Se andiamo a spulciare lo Zaist o qualsiasi altro storico cremonese, notiamo che coloro che venivano soprannominati Chiaveghino erano pittori sono due: Andrea e suo nipote Marcantonio. Andrea nasce nella seconda metà del Cinquecento e le prime annotazioni cronologiche risalgono agli anni Settanta del secolo, quando è segnalato come testimone per alcuni rogiti. Il suo soprannome, come quello di tutta la sua famiglia, deriva dal fatto che essi abitavano in prossimità della Cremonella, l’ultimo tratto del Naviglio di Cremona, utilizzata sia per l’approvigionamento idrico sia come fogna, appunto la chiavega. Moltissimi i suoi lavori in città e in provincia, come L’incontro fra i santi Gioacchino ed Anna nella chiesa cittadina di Sant’Agostino del 1590, e la Madonna in gloria con le sante Margherita e Marta nella chiesa di Santa Margherita di Pandino, del 1586. Il pittore, attivo anche in Emilia, sviluppa, durante la sua carriera, un linguaggio autonomo che affonda le sue radici nell’arte sua contemporanea: Andrea guarda ai fratelli Campi, al naturalismo del Moretto ma anche a quello fiammingo, avvicinandosi e talvolta allontanandosi dalla maniera emiliana del Malosso. Andrea muore nel 1617 e aveva già nominato suo erede universale il nipote Marcantonio, figlio del fratello Francesco Giuseppe e già aiutante dello zio. Marcantonio nasce con tutta probabilità negli anni Settanta del Cinquecento. Il suo linguaggio artistico risente molto dell’influenza dello zio e, oltre alle commissioni cittadine, anche lui lavora molto in provincia. Sempre a Pandino realizza una Trinità adorata da santa Marta e dai Disciplini rossi, ora in parrocchiale (1599) ed è facile pensare che questa commissione fosse dovuta allo zio, ancora vivente, che era già stato attivo a Pandino circa una decina d’anni prima.

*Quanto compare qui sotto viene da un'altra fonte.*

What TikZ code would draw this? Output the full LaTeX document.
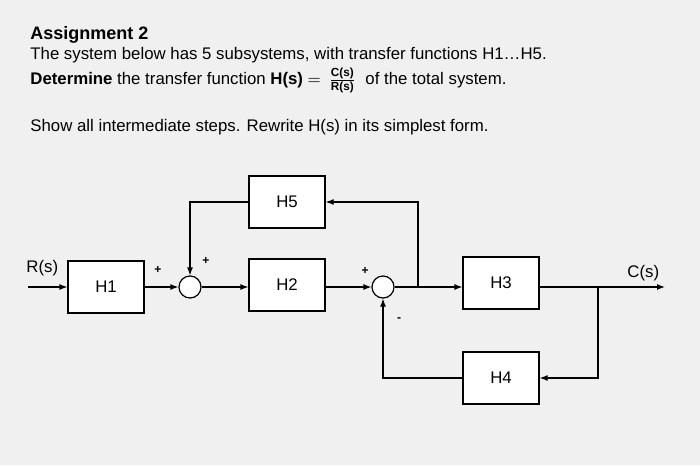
\documentclass[tikz,border=0pt]{standalone}
\usepackage{fontspec}
\setmainfont{Liberation Sans}
\usepackage{amsmath}
\usetikzlibrary{arrows.meta}
\begin{document}
\begin{tikzpicture}[x=0.5pt,y=-0.5pt,
  blk/.style={draw,line width=0.6pt,minimum width=38pt,minimum height=26pt,fill=white,font=\fontsize{8.4}{10}\selectfont},
  sumj/.style={draw,circle,line width=0.6pt,minimum size=11pt,inner sep=0pt,fill=white},
  sig/.style={line width=0.6pt,-{Latex[length=4pt,width=3pt]}},
  txt/.style={anchor=base west,inner sep=0pt,font=\fontsize{8.4}{10}\selectfont},
  sgn/.style={font=\fontsize{6}{7}\selectfont\bfseries,inner sep=0pt}]
\fill[black!6] (0,0) rectangle (700,465);
\useasboundingbox (0,0) rectangle (700,465);
\node[txt,font=\fontsize{9}{11}\selectfont\bfseries] (t1) at (30,40) {Assignment 2};
\node[txt] (t2) at (30,60) {The system below has 5 subsystems, with transfer functions H1\ldots H5.};
\node[txt] (t3) at (30,84) {\textbf{Determine} the transfer function \textbf{H(s)} $=\,\frac{\text{\textbf{C(s)}}}{\text{\textbf{R(s)}}}$\ \ of the total system.};
\node[txt] (t4) at (30,131) {Show all intermediate steps. Rewrite H(s) in its simplest form.};

\node[blk] (h1) at (106,287) {H1};
\node[blk] (h5) at (287,202) {H5};
\node[blk] (h2) at (287,285) {H2};
\node[blk] (h3) at (501,283) {H3};
\node[blk] (h4) at (501,378) {H4};
\node[sumj] (s1) at (190,287) {};
\node[sumj] (s2) at (383,287) {};
\coordinate (in) at (28,287);
\coordinate (out) at (665,287);
\coordinate (b1) at (418,287);
\coordinate (b2) at (598,287);

\node[txt,font=\fontsize{8.4}{10}\selectfont] (rs) at (26,272) {R(s)};
\node[txt,font=\fontsize{8.4}{10}\selectfont] (cs) at (627,277) {C(s)};
\node[sgn] (p1) at (158,270) {+};
\node[sgn] (p2) at (206,261) {+};
\node[sgn] (p3) at (365,271) {+};
\node[sgn] (m1) at (399,320) {-};

\draw[sig] (in) -- (h1);
\draw[sig] (h1) -- (s1);
\draw[sig] (s1) -- (s1 -| h2.west);
\draw[sig] (h2.east |- s2) -- (s2);
\draw[sig] (s2) -- (s2 -| h3.west);
\draw[sig] (h3.east |- out) -- (out);
\draw[sig] (b1) |- (h5);
\draw[sig] (h5) -| (s1);
\draw[sig] (b2) |- (h4);
\draw[sig] (h4) -| (s2);
\end{tikzpicture}
\end{document}
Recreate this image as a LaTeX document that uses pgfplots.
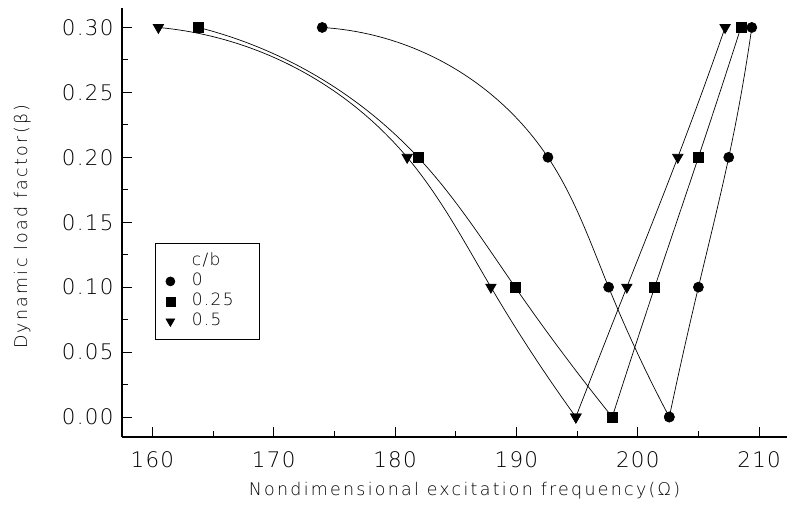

Una delle opere più interessanti di questo autore è, secondo me, la Conversione di san Paolo, realizzata per la parrocchiale di Pumenengo. La grande tela, incorniciata da una soasa lignea dorata, si trova dietro l’altare maggiore. E’ firmata e datata in modo “sbagliato”, perché l’autore scrive 1576, anno in cui Marcantonio non era che un bambino. Secondo gli Atti degli Apostoli, la conversione di Saulo di Tarso sarebbe avvenuta dopo la morte di Cristo, presumibilmente nel 36 d.C. e se sommiamo questi anni a 1576 il risultato è 1612, anno di effettiva realizzazione della Conversione di Pumenengo.

 Il dipinto, come già detto di dimensioni notevoli, era stato concepito proprio per quella chiesa, oggi dedicata ai santi Pietro e Paolo ma un tempo dedicato alla Vergine e alla Conversione di san Paolo. Il pittore mantiene gli aspetti favolistici che caratterizzano la sua produzione: osservando la fortezza turrita sullo sfondo, così perfetta e luminosa, ci sembra normale possa uscire un principe cortese da un momento all’altro. L’attenzione dell’osservatore è centrata sulla scena principale, appunto Saulo che sulla via di Damasco viene illuminato dalla grazia divina. Il suo turbante, così come l’abbigliamento dei vari personaggi, sono contemporanei all’autore e il copricapo del protagonista sembra stato scelto per dargli un aspetto esotico. In primo piano si trova una mischia movimentata che rende l’idea dello scompiglio del momento e la presenza del cane può rappresentare la fedeltà di Paolo a Cristo. Il cromatismo scelto dall’autore è caldo ed acceso, distante da quello freddo che caratterizza la pittura controriformista del primo Seicento. Si tratta di una delle opere della maturità di Marcantonio, che muore a Cremona nel 1629. Con lui si conclude la storia dei pittori  Mainardi, entrambi capaci a modo loro di riadattare il linguaggio pittorico corrente in una chiave più personale.

Bibliografia

. I pittori bergamaschi dal XIII al XIX secolo. Raccolta di studi a cura della Banca Popolare di Bergamo. Il Seicento, tomo II, Bergamo, Edizioni Bolis, 1984, p. 32.r

. Gregori, Mina (a cura di), I Campi e la cultura artistica cremonese del Cinquecento, Milano, Electa, 1985, pp. 231-237.

Lilliu, Roberta, Sulla parrocchia dei santi Pietro e Paolo di Pumenengo, in I Quaderni della Geradadda, n. 20, Credito Cooperativo di Treviglio, 2014, pp. 19-25.